Конечно, шведские политические деятели учитывали все сложности международной ситуации. Они не хотели оказаться втянутыми в большой конфликт и надеялись балансировать между враждующими группировками. Как пишет М. Якобсон, "очевидно, Ханнсон не был убежден, что шведские интересы требуют спасения Финляндии" 33.
Как бы то ни было, но в Хельсинки стало ясным, что они не могут рассчитывать на серьезную шведскую поддержку. Финский кабинет в самом конце октября принял решение предложить Москве незначительные уступки маленьких островов, но по-прежнему отклонить главные требования Москвы. Имея широкую поддержку и в парламенте, и в стране, финское руководство продолжало рассчитывать, что в сложной международной обстановке того времени Советский Союз не решится на применение силы, рискуя оказаться в международной изоляции. Финские военные в целом довольно оптимистично оценивали готовность своих вооруженных сил к обороне и этим также стимулировали более твердую позицию политического руководства.
А в Москве решили усилить нажим на Финляндию. До этого времени ход переговоров не был известен широкой общественности, и 31 октября Молотов, выступая на заседании Верховного Совета по вопросам внешней политики, впервые дал публичную оценку советско-финским переговорам. Речь Молотова была твердой, и хотя она предназначалась для внутреннего потребления, это был и новый сигнал финскому правительству.

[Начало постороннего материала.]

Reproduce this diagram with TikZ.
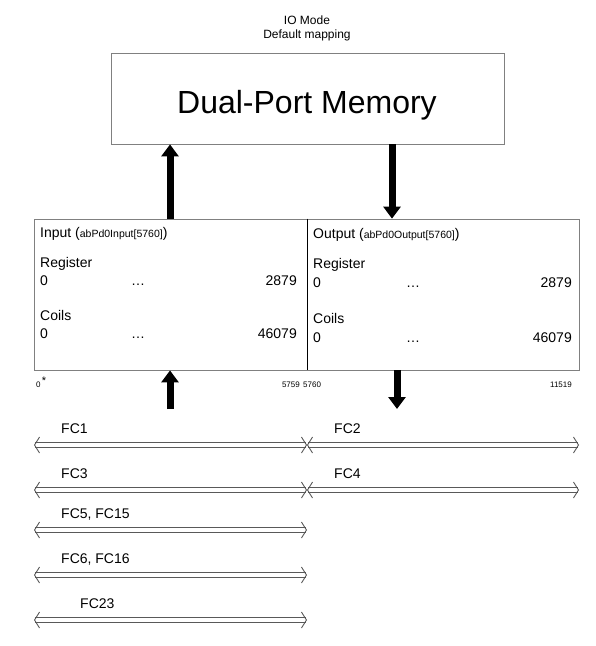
\documentclass[tikz,border=0pt]{standalone}
\usepackage{fontspec}
\setmainfont{Liberation Sans}
\usetikzlibrary{arrows.meta,
	positioning,
	calc}
\tikzstyle{mem}=[draw=black!50, line width=0.8pt, minimum width=393pt, minimum height=91pt, inner sep=0]
\tikzstyle{half}=[draw=black!50, line width=0.8pt, minimum height=151pt, inner sep=0]
\tikzstyle{lbl}=[anchor=base west, inner sep=0, font=\fontsize{14}{16}\selectfont]
\tikzstyle{lblr}=[anchor=base east, inner sep=0, font=\fontsize{14}{16}\selectfont]
\tikzstyle{tiny}=[inner sep=0, font=\fontsize{8}{9}\selectfont]
\tikzstyle{flow}=[line width=7pt, -{Triangle[length=12pt,width=17pt]}]
\tikzstyle{fc}=[draw=black!65, line width=0.9pt, double=white, double distance=4.5pt,
	{Straight Barb[length=5pt,width=16pt,line width=0.9pt]}-{Straight Barb[length=5pt,width=16pt,line width=0.9pt]}]
\newcommand{\sm}[1]{{\fontsize{10.5}{12}\selectfont #1}}

\begin{document}
\begin{tikzpicture}[x=1pt, y=-1pt]
\useasboundingbox (0,0) rectangle (596,646);
\node[inner sep=0, font=\fontsize{12}{14}\selectfont, anchor=base] (mode) at (307,24) {IO Mode};
\node[inner sep=0, font=\fontsize{12}{14}\selectfont, anchor=base] (map) at (307,38) {Default mapping};
\node[mem] (dpm) at (307.5,98.5) {};
\node[inner sep=0, font=\fontsize{32}{36}\selectfont, anchor=base] (dpmt) at (307,113) {Dual-Port Memory};

\node[half, minimum width=273pt] (inbox) at (170.5,294.5) {};
\node[half, minimum width=272pt] (outbox) at (443,294.5) {};
\draw[line width=0.9pt] (inbox.north east) -- (inbox.south east);

% input side
\node[lbl] (inp) at (40,237) {Input (\sm{abPd0Input[5760]})};
\node[lbl] (inreg) at (40,267) {Register};
\node[lbl] (inr0) at (40,285) {0};
\node[lbl] (inrd) at (131,285) {\dots};
\node[lblr] (inrn) at (297,285) {2879};
\node[lbl] (incoil) at (40,320) {Coils};
\node[lbl] (inc0) at (40,338) {0};
\node[lbl] (incd) at (131,338) {\dots};
\node[lblr] (incn) at (297,338) {46079};

% output side
\node[lbl] (outp) at (313,238) {Output (\sm{abPd0Output[5760]})};
\node[lbl] (outreg) at (313,268) {Register};
\node[lbl] (outr0) at (313,287) {0};
\node[lbl] (outrd) at (406,287) {\dots};
\node[lblr] (outrn) at (572,287) {2879};
\node[lbl] (outcoil) at (313,323) {Coils};
\node[lbl] (outc0) at (313,342) {0};
\node[lbl] (outcd) at (406,342) {\dots};
\node[lblr] (outcn) at (572,342) {46079};

\node[tiny, anchor=base west] (a0) at (36,387) {0\,\raisebox{2.5pt}{\fontsize{11}{11}\selectfont *}};
\node[tiny, anchor=base east] (a1) at (300,387) {5759};
\node[tiny, anchor=base west] (a2) at (303,387) {5760};
\node[tiny, anchor=base east] (a3) at (572,387) {11519};

\coordinate (upx) at (170,0);
\coordinate (dnx) at (392,0);
\coordinate (inlow) at (170,409);
\coordinate (outlow) at (397,409);
\draw[flow] (inbox.north -| upx) -- (dpm.south -| upx);
\draw[flow] (dpm.south -| dnx) -- (outbox.north -| dnx);
\draw[flow] (inlow) -- (inbox.south -| inlow);
\draw[flow] (outbox.south -| outlow) -- (outlow);

\foreach \r/\y in {1/445,2/490,3/530,4/575,5/620}{
	\coordinate (l\r) at (34,\y);
	\coordinate (m\r) at (307,\y);
	\coordinate (r\r) at (579,\y);
}
\draw[fc] (l1) -- (m1);
\draw[fc] (m1) -- (r1);
\draw[fc] (l2) -- (m2);
\draw[fc] (m2) -- (r2);
\draw[fc] (l3) -- (m3);
\draw[fc] (l4) -- (m4);
\draw[fc] (l5) -- (m5);

\node[lbl] (fc1) at (61,433) {FC1};
\node[lbl] (fc2) at (334,433) {FC2};
\node[lbl] (fc3) at (61,478) {FC3};
\node[lbl] (fc4) at (334,478) {FC4};
\node[lbl] (fc5) at (61,518) {FC5, FC15};
\node[lbl] (fc6) at (61,563) {FC6, FC16};
\node[lbl] (fc23) at (80,608) {FC23};
\end{tikzpicture}
\end{document}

Самим фактом обнародования своих требований Москва как бы закрывала двери для возможного отступления от своих позиций.
Советские средства информации развернули сильную антифинскую пропагандистскую кампанию. 3 ноября "Правда" писала: "Мы обеспечим безопасность СССР, не глядя ни на что, ломая все и всякие препятствия на пути к цели" 34. Как бы отвечая Молотову, финский министр Эркко заявил также публично: "Мы не можем жертвовать основными нашими ценностями и будем защищать их любой ценой" 35.
В эти же дни третий заключительный раунд переговоров снова оказался безрезультатным. Он начался уже без участия Сталина. Выслушав финских представителей, Молотов бросил многозначительную фразу: "Мы, гражданские люди, кажется, не смогли придти к решению, теперь должны заговорить военные"^.
На следующий день финнов снова пригласили в Кремль, и присутствовавший уже Сталин заявил: "Советское правительство единственное в мире, которое терпит независимую Финляндию. Ни царское правительство, ни правительство Керенского не терпело этого. Но советское правительство требует, чтобы его границы были бы защищены. По этим причинам проблема Финского залива является важнейшей. Советское правительство не изменит своей позиции относительно Ханко". Молотов добавил, что Финляндия может формально "отдать Ханко в концессию или в аренду, продать и сделать то, что она хочет" 37. Паасикиви ответил: "Боюсь, Ханко не может быть отдан ни при каких обстоятельствах" 38. На этом советско-финские переговоры завершились.
Наступил перерыв в переговорах, который породил у финских деятелей иллюзию, что ситуация как будто стабилизировалась. И у некоторых из них появились настроения, что на этом может закончиться эта драматическая история.
Ряд финских и западных историков высказывают и такое мнение: финские политики не хотели и боялись принять какое- либо решение. Ряд исследователей видят в этом нежелание посмотреть правде в глаза. Но существует точка зрения, что помимо действительно реальной близорукости и слабого учета ситуации было недопустимое для политических деятелей неумение строгого и, может быть, жесткого учета всех факторов. Судя по имеющимся документам, отсутствовали глубокий всесторонний анализ ситуации и разработка различных альтернатив и вариантов. Все это и влияло на ту драму, которая разыгрывалась в Хельсинки в октябре — ноябре 1939 г.
Как мы отметили, ноябрь был неким успокоением для финских политиков. Но одновременно в Хельсинки продолжала стекаться различная информация, а среди финской элиты не прекращались дискуссии и острые споры. М. Якобсон назвал советско-финский ноябрь "странным миром" (по аналогии со "странной войной" на Западе) 39. По его словам, совпадающим и с другими авторами, Паасикиви в своем отчете после провала московских переговоров видел три возможности в советской позиции: русские откажутся от своих требований, русские начнут войну, ничего не будет происходить" 40.
Для большинства политиков третий вариант казался самым удобным. Поэтому-то и наступило некое успокоение. Но даже в эти три недели события не стояли на месте. Прежде всего отметим, что и Паасикиви и маршал Маннергейм и их сторонники продолжали предупреждать об опасности "игры с Москвой", о слабости финской армии и о том, что в конце концов в этих условиях принятие советских требований было бы лучше, чем возможное полное поражение в грядущей войне. Их противники, в том числе и Эркко настаивали на том, что принятие советских требований и есть шаг к полной потере независимости.